§ **Directions for this task**
Your output must be the lines below from the line containing "Reproduce this diagram with TikZ." to the line containing "sep=0pt,font=\bodysize\bfseries\itshape] (topic) at", both lines included, reproduced exactly and without pictures.

===============

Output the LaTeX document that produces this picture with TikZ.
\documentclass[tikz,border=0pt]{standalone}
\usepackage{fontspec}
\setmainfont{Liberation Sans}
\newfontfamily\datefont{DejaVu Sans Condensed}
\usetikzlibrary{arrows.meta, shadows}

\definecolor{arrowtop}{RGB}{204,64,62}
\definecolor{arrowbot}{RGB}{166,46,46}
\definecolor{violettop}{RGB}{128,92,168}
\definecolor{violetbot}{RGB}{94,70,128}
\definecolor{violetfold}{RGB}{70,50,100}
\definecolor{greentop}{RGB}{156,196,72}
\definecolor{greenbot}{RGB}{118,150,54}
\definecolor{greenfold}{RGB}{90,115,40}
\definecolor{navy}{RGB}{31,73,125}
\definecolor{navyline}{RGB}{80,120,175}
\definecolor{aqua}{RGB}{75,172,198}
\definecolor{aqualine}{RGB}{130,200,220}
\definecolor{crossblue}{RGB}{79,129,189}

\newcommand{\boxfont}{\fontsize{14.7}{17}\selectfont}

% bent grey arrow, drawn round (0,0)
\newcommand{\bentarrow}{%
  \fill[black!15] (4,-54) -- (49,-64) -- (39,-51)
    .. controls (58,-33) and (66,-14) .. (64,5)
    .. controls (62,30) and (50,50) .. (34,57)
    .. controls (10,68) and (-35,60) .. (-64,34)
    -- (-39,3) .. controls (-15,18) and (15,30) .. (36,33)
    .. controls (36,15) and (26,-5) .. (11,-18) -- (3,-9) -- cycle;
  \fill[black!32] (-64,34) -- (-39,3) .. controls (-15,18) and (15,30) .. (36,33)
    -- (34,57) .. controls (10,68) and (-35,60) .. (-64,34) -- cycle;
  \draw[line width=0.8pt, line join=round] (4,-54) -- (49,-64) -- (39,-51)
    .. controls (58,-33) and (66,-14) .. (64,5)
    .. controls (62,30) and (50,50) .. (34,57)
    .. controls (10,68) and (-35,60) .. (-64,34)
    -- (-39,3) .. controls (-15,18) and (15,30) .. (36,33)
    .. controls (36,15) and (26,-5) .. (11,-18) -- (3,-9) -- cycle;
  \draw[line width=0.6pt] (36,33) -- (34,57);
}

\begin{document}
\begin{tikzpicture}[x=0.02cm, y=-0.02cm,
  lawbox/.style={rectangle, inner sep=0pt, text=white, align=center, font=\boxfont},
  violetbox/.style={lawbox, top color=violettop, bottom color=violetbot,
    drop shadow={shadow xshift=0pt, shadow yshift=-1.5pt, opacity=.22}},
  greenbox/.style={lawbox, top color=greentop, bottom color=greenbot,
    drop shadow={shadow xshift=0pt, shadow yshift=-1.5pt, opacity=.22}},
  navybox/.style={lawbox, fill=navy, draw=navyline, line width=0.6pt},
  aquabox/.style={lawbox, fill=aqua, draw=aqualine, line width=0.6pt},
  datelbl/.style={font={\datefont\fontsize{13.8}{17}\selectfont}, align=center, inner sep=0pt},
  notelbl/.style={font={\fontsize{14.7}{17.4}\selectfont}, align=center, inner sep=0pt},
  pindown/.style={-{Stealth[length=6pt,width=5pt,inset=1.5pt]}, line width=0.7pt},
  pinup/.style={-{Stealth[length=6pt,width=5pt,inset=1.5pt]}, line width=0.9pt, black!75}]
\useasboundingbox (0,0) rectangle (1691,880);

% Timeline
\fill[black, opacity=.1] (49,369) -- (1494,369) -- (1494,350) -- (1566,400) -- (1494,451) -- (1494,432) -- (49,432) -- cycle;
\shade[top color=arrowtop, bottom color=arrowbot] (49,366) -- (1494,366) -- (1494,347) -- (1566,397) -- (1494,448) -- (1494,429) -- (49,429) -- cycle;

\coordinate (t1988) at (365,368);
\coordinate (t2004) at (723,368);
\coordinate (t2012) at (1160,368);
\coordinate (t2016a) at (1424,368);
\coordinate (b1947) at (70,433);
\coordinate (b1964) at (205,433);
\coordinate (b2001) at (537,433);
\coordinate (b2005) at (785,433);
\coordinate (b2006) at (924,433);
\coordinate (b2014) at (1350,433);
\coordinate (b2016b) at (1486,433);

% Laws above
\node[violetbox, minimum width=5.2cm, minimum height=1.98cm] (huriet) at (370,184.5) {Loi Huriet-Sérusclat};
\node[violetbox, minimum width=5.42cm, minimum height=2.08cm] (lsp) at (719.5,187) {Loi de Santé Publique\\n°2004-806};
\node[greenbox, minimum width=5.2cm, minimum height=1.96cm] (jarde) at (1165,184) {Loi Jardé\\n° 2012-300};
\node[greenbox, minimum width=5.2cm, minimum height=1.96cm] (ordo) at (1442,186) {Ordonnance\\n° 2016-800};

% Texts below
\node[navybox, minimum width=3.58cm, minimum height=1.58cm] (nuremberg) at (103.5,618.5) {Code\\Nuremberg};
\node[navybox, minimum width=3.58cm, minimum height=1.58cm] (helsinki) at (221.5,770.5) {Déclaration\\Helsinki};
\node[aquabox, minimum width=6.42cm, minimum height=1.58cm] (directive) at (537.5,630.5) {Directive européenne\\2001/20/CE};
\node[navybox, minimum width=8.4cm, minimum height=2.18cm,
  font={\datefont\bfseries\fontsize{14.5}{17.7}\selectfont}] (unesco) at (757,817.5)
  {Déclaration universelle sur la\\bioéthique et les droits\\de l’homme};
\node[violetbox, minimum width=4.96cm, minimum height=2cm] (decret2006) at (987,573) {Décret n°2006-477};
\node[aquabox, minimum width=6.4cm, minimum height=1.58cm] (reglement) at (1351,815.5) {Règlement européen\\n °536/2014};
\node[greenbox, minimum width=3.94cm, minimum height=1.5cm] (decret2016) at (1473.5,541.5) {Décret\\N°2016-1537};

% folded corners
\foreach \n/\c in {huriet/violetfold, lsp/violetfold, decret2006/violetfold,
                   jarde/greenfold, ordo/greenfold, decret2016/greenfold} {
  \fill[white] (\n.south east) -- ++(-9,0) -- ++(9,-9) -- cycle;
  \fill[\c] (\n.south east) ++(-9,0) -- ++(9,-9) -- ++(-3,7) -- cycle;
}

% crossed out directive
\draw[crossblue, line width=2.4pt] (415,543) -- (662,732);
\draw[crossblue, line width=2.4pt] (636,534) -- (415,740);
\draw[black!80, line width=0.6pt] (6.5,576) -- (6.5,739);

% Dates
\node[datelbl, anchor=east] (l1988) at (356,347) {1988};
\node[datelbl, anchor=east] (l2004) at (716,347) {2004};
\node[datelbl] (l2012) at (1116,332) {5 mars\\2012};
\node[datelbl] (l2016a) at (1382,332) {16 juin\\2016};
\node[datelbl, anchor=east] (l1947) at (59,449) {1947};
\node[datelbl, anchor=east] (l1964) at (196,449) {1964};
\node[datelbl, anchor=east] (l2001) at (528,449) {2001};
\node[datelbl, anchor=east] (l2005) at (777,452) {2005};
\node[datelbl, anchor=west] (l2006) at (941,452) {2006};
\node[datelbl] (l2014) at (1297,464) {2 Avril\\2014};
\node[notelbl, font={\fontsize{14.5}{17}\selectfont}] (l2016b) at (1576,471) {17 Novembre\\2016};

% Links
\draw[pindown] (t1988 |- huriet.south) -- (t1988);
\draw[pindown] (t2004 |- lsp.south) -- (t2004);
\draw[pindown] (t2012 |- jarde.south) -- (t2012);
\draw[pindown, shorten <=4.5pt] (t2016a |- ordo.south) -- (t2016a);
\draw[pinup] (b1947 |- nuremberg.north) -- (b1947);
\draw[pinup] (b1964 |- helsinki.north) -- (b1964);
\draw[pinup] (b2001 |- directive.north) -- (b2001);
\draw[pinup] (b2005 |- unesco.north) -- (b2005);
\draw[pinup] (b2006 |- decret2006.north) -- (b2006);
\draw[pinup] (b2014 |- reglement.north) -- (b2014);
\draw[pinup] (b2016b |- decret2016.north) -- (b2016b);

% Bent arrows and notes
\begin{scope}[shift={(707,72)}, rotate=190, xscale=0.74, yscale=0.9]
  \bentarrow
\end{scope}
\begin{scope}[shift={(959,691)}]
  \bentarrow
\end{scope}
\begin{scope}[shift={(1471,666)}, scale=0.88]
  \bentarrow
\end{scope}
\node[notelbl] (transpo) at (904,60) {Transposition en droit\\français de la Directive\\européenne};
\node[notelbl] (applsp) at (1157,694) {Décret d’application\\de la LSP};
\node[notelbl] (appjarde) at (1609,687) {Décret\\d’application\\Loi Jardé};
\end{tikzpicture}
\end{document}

===============

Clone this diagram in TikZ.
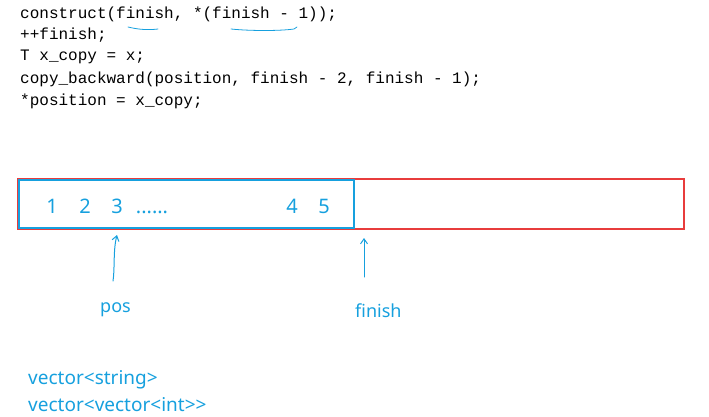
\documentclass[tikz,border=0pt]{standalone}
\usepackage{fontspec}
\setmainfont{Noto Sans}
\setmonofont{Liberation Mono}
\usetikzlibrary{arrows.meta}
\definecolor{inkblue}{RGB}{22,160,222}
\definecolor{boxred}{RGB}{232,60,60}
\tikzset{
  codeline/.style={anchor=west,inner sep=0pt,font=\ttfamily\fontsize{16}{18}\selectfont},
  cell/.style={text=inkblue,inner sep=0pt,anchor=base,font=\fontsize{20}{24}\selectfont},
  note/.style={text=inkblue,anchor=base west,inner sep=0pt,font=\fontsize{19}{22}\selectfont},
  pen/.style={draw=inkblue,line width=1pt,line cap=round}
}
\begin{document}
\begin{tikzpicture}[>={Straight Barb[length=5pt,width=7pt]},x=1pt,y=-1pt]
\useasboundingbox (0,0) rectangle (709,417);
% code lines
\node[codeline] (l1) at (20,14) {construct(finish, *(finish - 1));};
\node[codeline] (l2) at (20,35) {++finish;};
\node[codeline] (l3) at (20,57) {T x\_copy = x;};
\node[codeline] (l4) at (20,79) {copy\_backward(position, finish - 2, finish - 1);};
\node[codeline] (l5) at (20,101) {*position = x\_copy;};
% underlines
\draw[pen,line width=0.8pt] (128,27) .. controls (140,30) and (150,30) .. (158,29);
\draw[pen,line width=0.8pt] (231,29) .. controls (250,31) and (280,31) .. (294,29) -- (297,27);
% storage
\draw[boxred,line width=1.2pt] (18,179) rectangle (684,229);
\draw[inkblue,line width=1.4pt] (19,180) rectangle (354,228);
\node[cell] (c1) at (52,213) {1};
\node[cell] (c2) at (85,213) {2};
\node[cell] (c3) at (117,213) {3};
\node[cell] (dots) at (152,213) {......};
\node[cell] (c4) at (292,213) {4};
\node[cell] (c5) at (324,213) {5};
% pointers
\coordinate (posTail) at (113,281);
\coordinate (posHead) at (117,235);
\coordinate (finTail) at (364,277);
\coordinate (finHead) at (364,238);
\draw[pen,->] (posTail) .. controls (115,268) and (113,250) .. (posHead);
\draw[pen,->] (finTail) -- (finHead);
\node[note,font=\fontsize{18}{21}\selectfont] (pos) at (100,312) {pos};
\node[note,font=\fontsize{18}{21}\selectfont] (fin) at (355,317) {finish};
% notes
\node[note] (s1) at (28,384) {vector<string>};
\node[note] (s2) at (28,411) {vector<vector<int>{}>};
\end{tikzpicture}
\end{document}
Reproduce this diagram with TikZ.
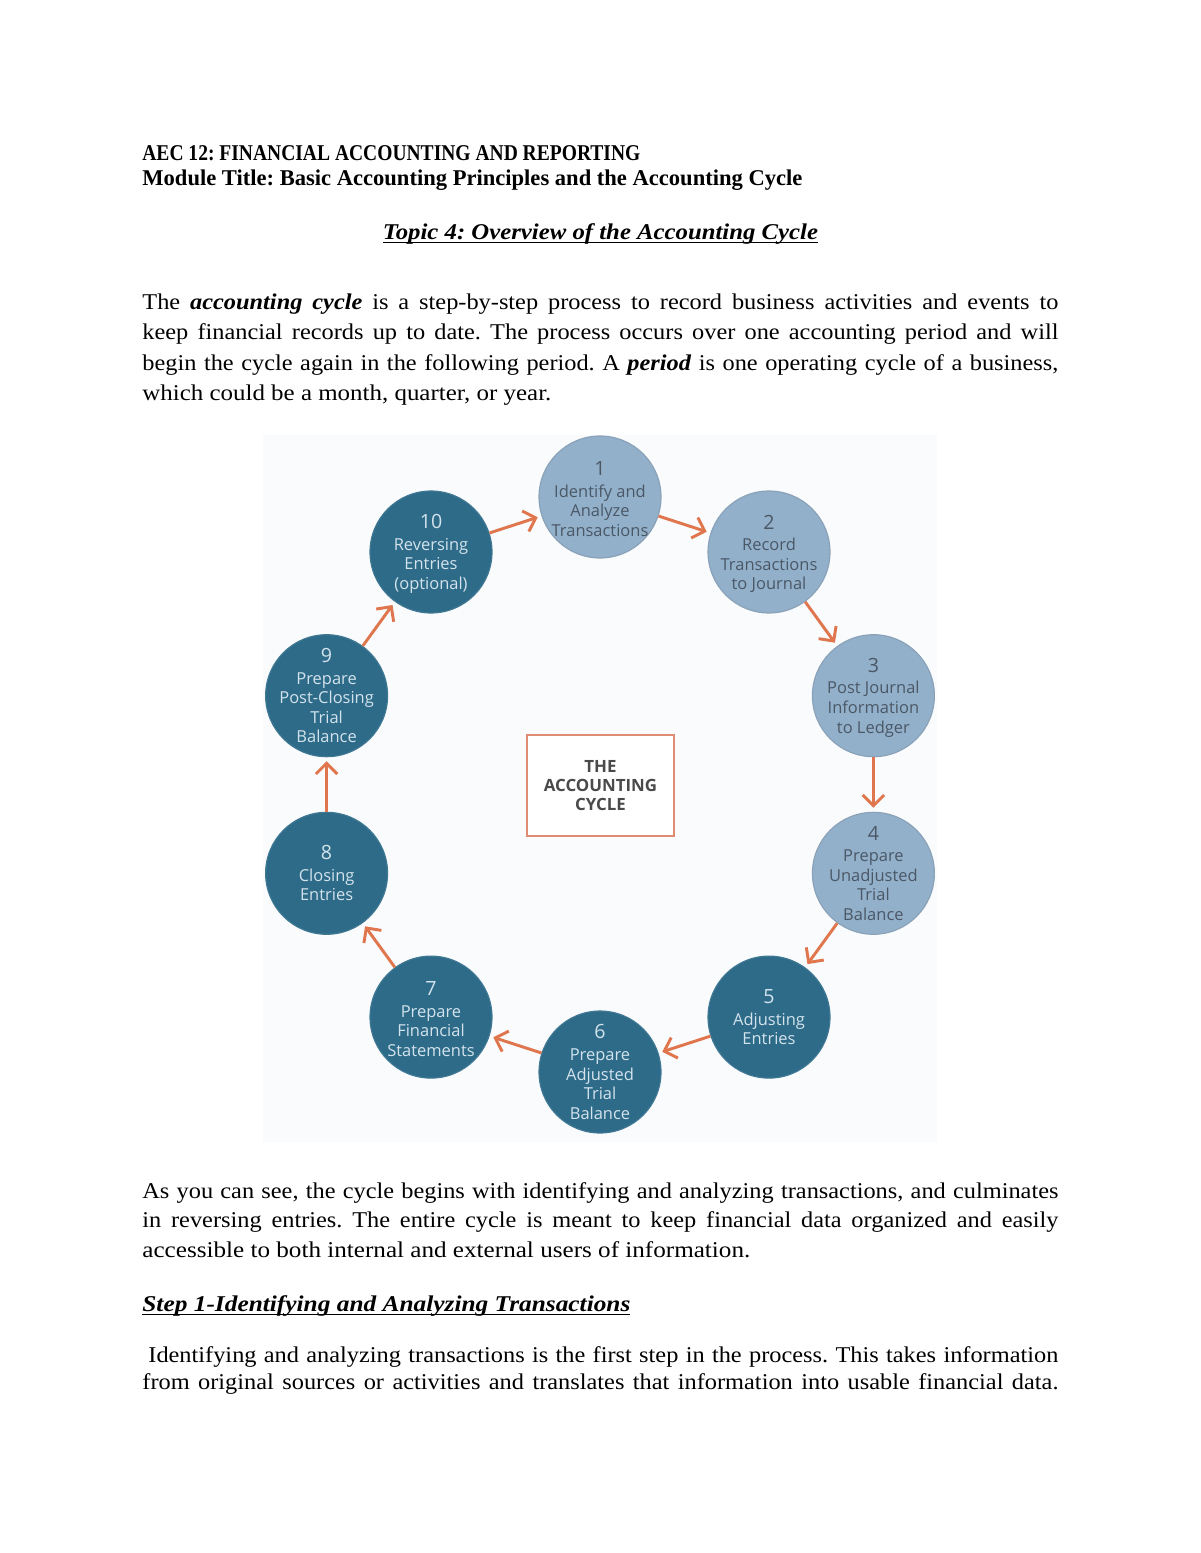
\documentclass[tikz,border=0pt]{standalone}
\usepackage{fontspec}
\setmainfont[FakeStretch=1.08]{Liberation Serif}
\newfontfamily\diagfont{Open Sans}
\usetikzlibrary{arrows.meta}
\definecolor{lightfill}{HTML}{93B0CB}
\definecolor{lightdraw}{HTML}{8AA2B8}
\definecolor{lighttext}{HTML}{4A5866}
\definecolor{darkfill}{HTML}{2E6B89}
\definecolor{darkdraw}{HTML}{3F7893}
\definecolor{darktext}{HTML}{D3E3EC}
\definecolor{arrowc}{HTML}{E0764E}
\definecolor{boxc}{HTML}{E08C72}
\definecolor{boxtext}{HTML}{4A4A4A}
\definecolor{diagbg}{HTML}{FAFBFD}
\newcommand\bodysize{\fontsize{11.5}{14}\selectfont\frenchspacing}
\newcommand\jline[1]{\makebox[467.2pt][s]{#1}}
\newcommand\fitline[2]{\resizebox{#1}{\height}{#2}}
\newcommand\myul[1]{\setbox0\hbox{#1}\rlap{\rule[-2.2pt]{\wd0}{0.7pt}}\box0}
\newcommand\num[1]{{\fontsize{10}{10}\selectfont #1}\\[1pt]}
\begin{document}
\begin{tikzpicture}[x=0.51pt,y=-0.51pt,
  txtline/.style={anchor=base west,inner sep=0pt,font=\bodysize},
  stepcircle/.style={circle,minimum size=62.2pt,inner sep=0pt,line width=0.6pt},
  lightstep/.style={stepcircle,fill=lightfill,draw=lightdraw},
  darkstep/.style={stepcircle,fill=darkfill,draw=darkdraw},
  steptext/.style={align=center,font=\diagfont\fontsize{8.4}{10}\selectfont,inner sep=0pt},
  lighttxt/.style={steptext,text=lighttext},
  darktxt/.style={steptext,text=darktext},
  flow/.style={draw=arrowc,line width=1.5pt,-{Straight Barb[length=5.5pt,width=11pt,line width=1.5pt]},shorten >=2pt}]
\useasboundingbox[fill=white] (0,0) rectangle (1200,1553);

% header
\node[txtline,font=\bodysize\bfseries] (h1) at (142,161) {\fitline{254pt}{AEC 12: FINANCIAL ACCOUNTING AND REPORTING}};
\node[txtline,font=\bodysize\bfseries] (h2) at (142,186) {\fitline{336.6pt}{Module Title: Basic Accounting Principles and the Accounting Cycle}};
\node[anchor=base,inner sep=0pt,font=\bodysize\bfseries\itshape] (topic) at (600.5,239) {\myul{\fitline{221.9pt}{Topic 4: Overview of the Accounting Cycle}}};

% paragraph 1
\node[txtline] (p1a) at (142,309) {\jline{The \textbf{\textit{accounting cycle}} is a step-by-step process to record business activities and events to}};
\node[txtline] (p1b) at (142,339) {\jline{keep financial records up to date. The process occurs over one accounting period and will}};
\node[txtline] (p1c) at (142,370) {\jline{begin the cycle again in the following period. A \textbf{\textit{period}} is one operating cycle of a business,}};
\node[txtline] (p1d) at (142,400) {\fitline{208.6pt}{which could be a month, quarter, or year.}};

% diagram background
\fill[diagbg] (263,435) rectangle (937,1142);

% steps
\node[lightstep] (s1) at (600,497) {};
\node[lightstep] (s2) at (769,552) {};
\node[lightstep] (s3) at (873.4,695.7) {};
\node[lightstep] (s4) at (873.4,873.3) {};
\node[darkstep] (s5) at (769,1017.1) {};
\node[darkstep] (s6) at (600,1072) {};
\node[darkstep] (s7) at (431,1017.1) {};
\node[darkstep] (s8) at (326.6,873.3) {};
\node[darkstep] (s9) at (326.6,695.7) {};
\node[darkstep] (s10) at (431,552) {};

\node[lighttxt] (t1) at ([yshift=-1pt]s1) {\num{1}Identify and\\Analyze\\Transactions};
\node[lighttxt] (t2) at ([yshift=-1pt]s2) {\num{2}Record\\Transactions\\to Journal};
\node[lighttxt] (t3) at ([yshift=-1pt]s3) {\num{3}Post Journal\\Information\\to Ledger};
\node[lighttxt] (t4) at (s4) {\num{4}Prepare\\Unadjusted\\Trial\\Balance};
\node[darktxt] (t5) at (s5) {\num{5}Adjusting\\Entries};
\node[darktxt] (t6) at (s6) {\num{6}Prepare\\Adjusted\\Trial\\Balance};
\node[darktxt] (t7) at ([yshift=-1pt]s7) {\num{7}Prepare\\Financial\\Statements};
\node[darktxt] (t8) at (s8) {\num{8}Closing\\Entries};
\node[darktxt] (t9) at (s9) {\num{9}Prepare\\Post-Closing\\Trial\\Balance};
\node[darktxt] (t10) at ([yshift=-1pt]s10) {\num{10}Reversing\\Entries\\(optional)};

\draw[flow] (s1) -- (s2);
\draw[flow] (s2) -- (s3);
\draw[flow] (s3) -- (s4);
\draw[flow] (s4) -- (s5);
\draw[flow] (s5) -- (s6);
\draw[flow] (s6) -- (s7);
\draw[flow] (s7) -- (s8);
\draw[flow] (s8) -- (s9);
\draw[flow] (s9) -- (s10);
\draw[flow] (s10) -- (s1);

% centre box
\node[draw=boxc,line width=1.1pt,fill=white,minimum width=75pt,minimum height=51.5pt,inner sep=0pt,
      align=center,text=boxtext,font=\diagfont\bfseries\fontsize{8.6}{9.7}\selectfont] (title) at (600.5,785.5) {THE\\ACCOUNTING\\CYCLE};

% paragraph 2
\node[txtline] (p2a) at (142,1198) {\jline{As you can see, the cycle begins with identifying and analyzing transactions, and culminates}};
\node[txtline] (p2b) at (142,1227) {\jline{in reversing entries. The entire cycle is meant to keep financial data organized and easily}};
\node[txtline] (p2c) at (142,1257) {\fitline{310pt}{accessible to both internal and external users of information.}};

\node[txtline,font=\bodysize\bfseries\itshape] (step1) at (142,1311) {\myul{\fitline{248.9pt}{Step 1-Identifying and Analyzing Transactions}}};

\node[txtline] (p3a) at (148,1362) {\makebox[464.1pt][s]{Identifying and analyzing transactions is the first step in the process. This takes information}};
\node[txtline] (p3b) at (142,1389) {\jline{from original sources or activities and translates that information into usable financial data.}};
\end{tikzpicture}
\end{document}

===============

§ **Expected answer**
Reproduce this diagram with TikZ.
\documentclass[tikz,border=0pt]{standalone}
\usepackage{fontspec}
\setmainfont[FakeStretch=1.08]{Liberation Serif}
\newfontfamily\diagfont{Open Sans}
\usetikzlibrary{arrows.meta}
\definecolor{lightfill}{HTML}{93B0CB}
\definecolor{lightdraw}{HTML}{8AA2B8}
\definecolor{lighttext}{HTML}{4A5866}
\definecolor{darkfill}{HTML}{2E6B89}
\definecolor{darkdraw}{HTML}{3F7893}
\definecolor{darktext}{HTML}{D3E3EC}
\definecolor{arrowc}{HTML}{E0764E}
\definecolor{boxc}{HTML}{E08C72}
\definecolor{boxtext}{HTML}{4A4A4A}
\definecolor{diagbg}{HTML}{FAFBFD}
\newcommand\bodysize{\fontsize{11.5}{14}\selectfont\frenchspacing}
\newcommand\jline[1]{\makebox[467.2pt][s]{#1}}
\newcommand\fitline[2]{\resizebox{#1}{\height}{#2}}
\newcommand\myul[1]{\setbox0\hbox{#1}\rlap{\rule[-2.2pt]{\wd0}{0.7pt}}\box0}
\newcommand\num[1]{{\fontsize{10}{10}\selectfont #1}\\[1pt]}
\begin{document}
\begin{tikzpicture}[x=0.51pt,y=-0.51pt,
  txtline/.style={anchor=base west,inner sep=0pt,font=\bodysize},
  stepcircle/.style={circle,minimum size=62.2pt,inner sep=0pt,line width=0.6pt},
  lightstep/.style={stepcircle,fill=lightfill,draw=lightdraw},
  darkstep/.style={stepcircle,fill=darkfill,draw=darkdraw},
  steptext/.style={align=center,font=\diagfont\fontsize{8.4}{10}\selectfont,inner sep=0pt},
  lighttxt/.style={steptext,text=lighttext},
  darktxt/.style={steptext,text=darktext},
  flow/.style={draw=arrowc,line width=1.5pt,-{Straight Barb[length=5.5pt,width=11pt,line width=1.5pt]},shorten >=2pt}]
\useasboundingbox[fill=white] (0,0) rectangle (1200,1553);

% header
\node[txtline,font=\bodysize\bfseries] (h1) at (142,161) {\fitline{254pt}{AEC 12: FINANCIAL ACCOUNTING AND REPORTING}};
\node[txtline,font=\bodysize\bfseries] (h2) at (142,186) {\fitline{336.6pt}{Module Title: Basic Accounting Principles and the Accounting Cycle}};
\node[anchor=base,inner sep=0pt,font=\bodysize\bfseries\itshape] (topic) at (600.5,239) {\myul{\fitline{221.9pt}{Topic 4: Overview of the Accounting Cycle}}};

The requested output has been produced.